### WRITTEN PROBLEM
From the listing below, output the lines between the one with "Generate a Python" and the one with "from matplotlib.ticker import", including those two, and nothing else. Pictures are not copied.

(Records)
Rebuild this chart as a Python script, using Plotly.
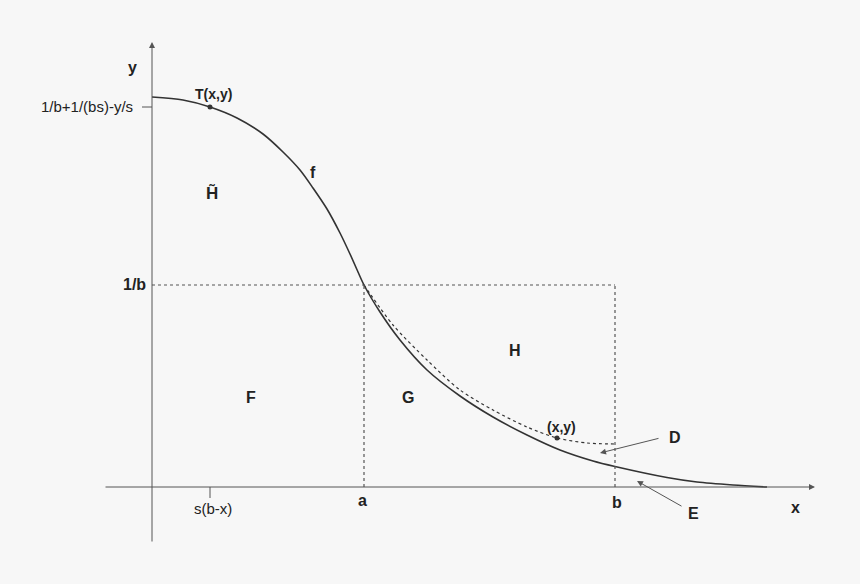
import plotly.graph_objects as go

# curve f (solid)
f_x = [0, 0.31, 0.58, 0.85, 1.11, 1.31, 1.48, 1.61, 1.75, 1.88, 1.98, 2.06, 2.12,
       2.28, 2.48, 2.75, 3.08, 3.41, 3.75, 4.08, 4.41, 4.63, 5.15, 5.45, 5.81, 6.15]
f_y = [3.90, 3.87, 3.80, 3.69, 3.53, 3.35, 3.17, 2.99, 2.78, 2.54, 2.33, 2.15, 2.02,
       1.75, 1.47, 1.17, 0.91, 0.70, 0.52, 0.37, 0.26, 0.205, 0.095, 0.05, 0.02, 0.0]

# dotted curve through (x,y)
d_x = [2.12, 2.41, 2.75, 3.08, 3.41, 3.75, 4.05, 4.35, 4.63]
d_y = [2.02, 1.62, 1.27, 0.97, 0.77, 0.60, 0.49, 0.44, 0.43]

a_val = 2.12
b_val = 4.63
inv_b = 2.02
t_point = (0.58, 3.80)
xy_point = (4.05, 0.49)

LINE = '#333333'
AXIS = '#555555'
FONT = 'Liberation Sans, Arial, sans-serif'

fig = go.Figure()

# dotted guides
fig.add_shape(type='line', x0=0, y0=inv_b, x1=b_val, y1=inv_b,
              line=dict(color=AXIS, width=1.2, dash='dot'))
fig.add_shape(type='line', x0=a_val, y0=0, x1=a_val, y1=inv_b,
              line=dict(color=AXIS, width=1.2, dash='dot'))
fig.add_shape(type='line', x0=b_val, y0=0, x1=b_val, y1=inv_b,
              line=dict(color=AXIS, width=1.2, dash='dot'))

# ticks
fig.add_shape(type='line', x0=t_point[0], y0=0, x1=t_point[0], y1=-0.11,
              line=dict(color=AXIS, width=1))
fig.add_shape(type='line', x0=-0.10, y0=t_point[1], x1=0, y1=t_point[1],
              line=dict(color=AXIS, width=1))

fig.add_trace(go.Scatter(x=d_x, y=d_y, mode='lines',
                         line=dict(color=LINE, width=1.2, dash='dot', shape='spline', smoothing=0.8),
                         hoverinfo='skip'))
fig.add_trace(go.Scatter(x=f_x, y=f_y, mode='lines',
                         line=dict(color=LINE, width=1.6, shape='spline', smoothing=0.8),
                         hoverinfo='skip'))
fig.add_trace(go.Scatter(x=[t_point[0], xy_point[0]], y=[t_point[1], xy_point[1]],
                         mode='markers', marker=dict(color=LINE, size=5),
                         hoverinfo='skip'))


def arrow(x, y, ax, ay):
    fig.add_annotation(x=x, y=y, ax=ax, ay=ay, xref='x', yref='y', axref='x', ayref='y',
                       text='', showarrow=True, arrowhead=2, arrowsize=1.2,
                       arrowwidth=1, arrowcolor=AXIS)


# axes with arrowheads
arrow(6.63, 0, -0.48, 0)
arrow(0, 4.45, 0, -0.56)
# D and E pointers
arrow(4.48, 0.34, 5.08, 0.49)
arrow(4.85, 0.06, 5.31, -0.20)


def label(x, y, text, size=16, bold=True, xanchor='center'):
    if bold:
        text = '<b>' + text + '</b>'
    fig.add_annotation(x=x, y=y, text=text, showarrow=False, xanchor=xanchor,
                       font=dict(family=FONT, size=size, color='#222222'))


label(-0.20, 4.20, 'y')
label(6.43, -0.20, 'x')
label(-0.17, 3.81, '1/b+1/(bs)-y/s', size=15, bold=False, xanchor='right')
label(-0.04, 2.03, '1/b', xanchor='right')
label(0.61, 3.93, 'T(x,y)', size=14)
label(1.61, 3.15, 'f')
label(0.60, 2.94, 'H\u0303', size=17)
label(0.99, 0.90, 'F')
label(2.56, 0.90, 'G')
label(3.63, 1.37, 'H')
label(4.09, 0.60, '(x,y)', size=14)
label(5.23, 0.50, 'D')
label(5.41, -0.26, 'E')
label(2.10, -0.13, 'a')
label(4.65, -0.15, 'b')
label(0.61, -0.21, 's(b-x)', size=15, bold=False)

fig.update_layout(
    width=860, height=584,
    margin=dict(l=0, r=0, t=0, b=0),
    paper_bgcolor='#f7f7f7', plot_bgcolor='#f7f7f7',
    showlegend=False, hovermode=False,
    xaxis=dict(range=[-1.52, 7.08], visible=False, fixedrange=True),
    yaxis=dict(range=[-0.97, 4.87], visible=False, fixedrange=True),
)

fig.write_html('out.html', config={'displayModeBar': False},
               post_script="document.body.style.margin='0';")
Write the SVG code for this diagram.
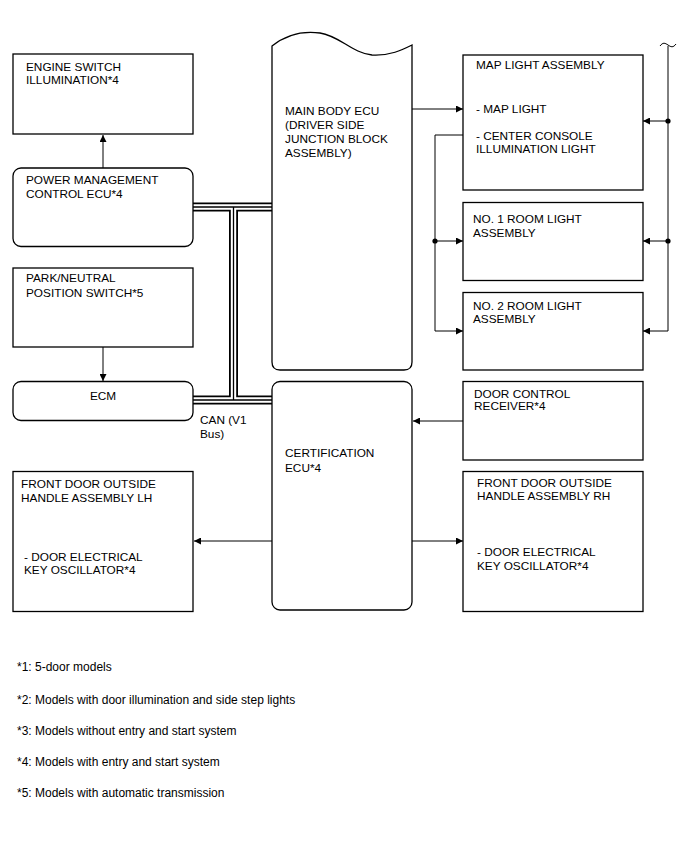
<svg xmlns="http://www.w3.org/2000/svg" width="688" height="852" viewBox="0 0 688 852">
<style>
text{font-family:"Liberation Sans",Arial,sans-serif;font-size:11.8px;fill:#000}
.box{fill:#fff;stroke:#000;stroke-width:1.3}
.ln{fill:none;stroke:#000;stroke-width:1}
.fn{font-size:12px}
</style>
<defs>
<marker id="ah" viewBox="0 0 10 10" refX="10" refY="5" markerWidth="9" markerHeight="7" markerUnits="userSpaceOnUse" orient="auto">
<path d="M0,0 L10,5 L0,10 Z" fill="#000"/>
</marker>
</defs>
<rect width="688" height="852" fill="#fff"/>
<g id="connectors">
<path class="ln" d="M103,168 V135" marker-end="url(#ah)"/>
<path class="ln" d="M103,347 V381" marker-end="url(#ah)"/>
<path class="ln" d="M412,109 H463" marker-end="url(#ah)"/>
<path class="ln" d="M463,135 H435 V331 H463" marker-end="url(#ah)"/>
<path class="ln" d="M435,241 H463" marker-end="url(#ah)"/>
<circle cx="435" cy="241" r="2.6"/>
<path class="ln" d="M668,46 V331 H643" marker-end="url(#ah)"/>
<path class="ln" d="M668,121 H643" marker-end="url(#ah)"/>
<path class="ln" d="M668,241 H643" marker-end="url(#ah)"/>
<circle cx="668" cy="121" r="2.6"/>
<circle cx="668" cy="241" r="2.6"/>
<path class="ln" d="M660,46 c3,-4 5,-3 8,-1 s5,3 8,-1"/>
<path class="ln" d="M463,421 H413" marker-end="url(#ah)"/>
<path class="ln" d="M272,541 H194" marker-end="url(#ah)"/>
<path class="ln" d="M412,541 H463" marker-end="url(#ah)"/>
<g id="can-bus" fill="none" stroke-linecap="butt">
<path d="M193,207 H272 M233.5,207 V400 M193,400 H272" stroke="#000" stroke-width="9"/>
<path d="M193,207 H272 M233.5,207 V400 M193,400 H272" stroke="#fff" stroke-width="5.4"/>
<path d="M193,207 H272 M233.5,207 V400 M193,400 H272" stroke="#000" stroke-width="1.3"/>
</g>
<text x="200" y="424">CAN (V1</text>
<text x="200" y="437.5">Bus)</text>
</g>
<g id="engine-switch">
<rect class="box" x="13" y="54" width="180" height="80"/>
<text x="26" y="71">ENGINE SWITCH</text>
<text x="26" y="84">ILLUMINATION*4</text>
</g>
<g id="pmc-ecu">
<rect class="box" x="13" y="168" width="180" height="78.5" rx="8"/>
<text x="26" y="183.5">POWER MANAGEMENT</text>
<text x="26" y="198">CONTROL ECU*4</text>
</g>
<g id="park-neutral">
<rect class="box" x="13" y="268" width="180" height="79"/>
<text x="26" y="282">PARK/NEUTRAL</text>
<text x="26" y="296.5">POSITION SWITCH*5</text>
</g>
<g id="ecm">
<rect class="box" x="13" y="381.5" width="180" height="39" rx="8"/>
<text x="103" y="400" text-anchor="middle">ECM</text>
</g>
<g id="main-body-ecu">
<path class="box" d="M272,46 C287,34 305,31 320,33 C340,36 352,53 372,55 C390,56 402,50 412,45 V362 Q412,370 404,370 H280 Q272,370 272,362 Z"/>
<text x="285" y="115">MAIN BODY ECU</text>
<text x="285" y="129">(DRIVER SIDE</text>
<text x="285" y="143">JUNCTION BLOCK</text>
<text x="285" y="157">ASSEMBLY)</text>
</g>
<g id="certification-ecu">
<rect class="box" x="272" y="381.5" width="140" height="228.5" rx="8"/>
<text x="285" y="457">CERTIFICATION</text>
<text x="285" y="472">ECU*4</text>
</g>
<g id="map-light">
<rect class="box" x="463" y="55" width="180" height="135"/>
<text x="476" y="69">MAP LIGHT ASSEMBLY</text>
<text x="476" y="112.5">- MAP LIGHT</text>
<text x="476" y="140">- CENTER CONSOLE</text>
<text x="476" y="152.5">ILLUMINATION LIGHT</text>
</g>
<g id="room-light-1">
<rect class="box" x="463" y="202.5" width="180" height="78"/>
<text x="473" y="223">NO. 1 ROOM LIGHT</text>
<text x="473" y="236.5">ASSEMBLY</text>
</g>
<g id="room-light-2">
<rect class="box" x="463" y="292.5" width="180" height="77.5"/>
<text x="473" y="310">NO. 2 ROOM LIGHT</text>
<text x="473" y="323">ASSEMBLY</text>
</g>
<g id="door-control-receiver">
<rect class="box" x="463" y="381.5" width="180" height="78.5"/>
<text x="474" y="397.5">DOOR CONTROL</text>
<text x="474" y="410">RECEIVER*4</text>
</g>
<g id="handle-lh">
<rect class="box" x="13" y="471.5" width="180" height="140"/>
<text x="21" y="488">FRONT DOOR OUTSIDE</text>
<text x="21" y="501.5">HANDLE ASSEMBLY LH</text>
<text x="24" y="561">- DOOR ELECTRICAL</text>
<text x="24" y="574">KEY OSCILLATOR*4</text>
</g>
<g id="handle-rh">
<rect class="box" x="463" y="471.5" width="180" height="140"/>
<text x="477" y="486.5">FRONT DOOR OUTSIDE</text>
<text x="477" y="500">HANDLE ASSEMBLY RH</text>
<text x="477" y="556">- DOOR ELECTRICAL</text>
<text x="477" y="570">KEY OSCILLATOR*4</text>
</g>
<g id="footnotes">
<text class="fn" x="17" y="671">*1: 5-door models</text>
<text class="fn" x="17" y="704">*2: Models with door illumination and side step lights</text>
<text class="fn" x="17" y="735">*3: Models without entry and start system</text>
<text class="fn" x="17" y="766">*4: Models with entry and start system</text>
<text class="fn" x="17" y="797">*5: Models with automatic transmission</text>
</g>
</svg>
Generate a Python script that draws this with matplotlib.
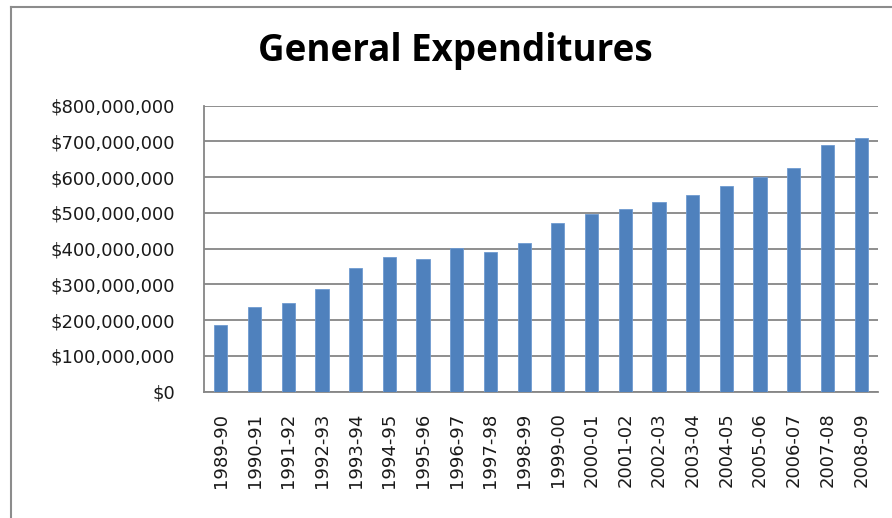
import matplotlib.pyplot as plt
from matplotlib.lines import Line2D
from matplotlib.ticker import FuncFormatter, MultipleLocator

# fiscal years and general expenditures (dollars)
years = ['1989-90', '1990-91', '1991-92', '1992-93', '1993-94', '1994-95',
         '1995-96', '1996-97', '1997-98', '1998-99', '1999-00', '2000-01',
         '2001-02', '2002-03', '2003-04', '2004-05', '2005-06', '2006-07',
         '2007-08', '2008-09']
expenditures = [187e6, 237e6, 247e6, 286e6, 346e6, 377e6, 371e6, 401e6,
                391e6, 417e6, 471e6, 498e6, 512e6, 531e6, 551e6, 576e6,
                600e6, 626e6, 691e6, 711e6]

fig = plt.figure(figsize=(8.92, 5.18), dpi=100)
ax = fig.add_axes([204 / 892, 1 - 391.7 / 518, 674 / 892, 286 / 518])

x = range(len(years))
ax.bar(x, expenditures, width=0.39, color='#4F81BD', edgecolor='#6f9ad0',
       linewidth=0.6, zorder=3)

ax.set_xlim(-0.5, len(years) - 0.5)
ax.set_ylim(0, 800e6)
ax.yaxis.set_major_locator(MultipleLocator(100e6))
ax.yaxis.set_major_formatter(FuncFormatter(lambda v, p: f'${v:,.0f}'))
ax.grid(axis='y', color='#868686', linewidth=1.3, zorder=0)

ax.set_xticks(list(x))
ax.set_xticklabels(years, rotation=90, fontsize=13, color='#1a1a1a')
ax.tick_params(axis='x', length=0, pad=15)
ax.tick_params(axis='y', length=0, pad=21, labelsize=13, labelcolor='#1a1a1a')

for side in ['top', 'right']:
    ax.spines[side].set_visible(False)
for side in ['left', 'bottom']:
    ax.spines[side].set_color('#868686')
    ax.spines[side].set_linewidth(1.3)

fig.text(455 / 892, 1 - 51 / 518, 'General Expenditures', ha='center',
         va='center', fontsize=26.5, fontweight='bold', family='Open Sans')

# outer chart frame (clipped at the right and bottom of the image)
x0, y0 = 10.5 / 892, 1 - 6.5 / 518
fig.add_artist(Line2D([x0, 1.01], [y0, y0], color='#8c8c8c', lw=1.5))
fig.add_artist(Line2D([x0, x0], [-0.01, y0], color='#8c8c8c', lw=1.5))

fig.savefig('out.png', dpi=100)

### SOLUTION TO THE PROBLEM
Generate a Python script that draws this with matplotlib.
import matplotlib.pyplot as plt
from matplotlib.lines import Line2D
from matplotlib.ticker import FuncFormatter, MultipleLocator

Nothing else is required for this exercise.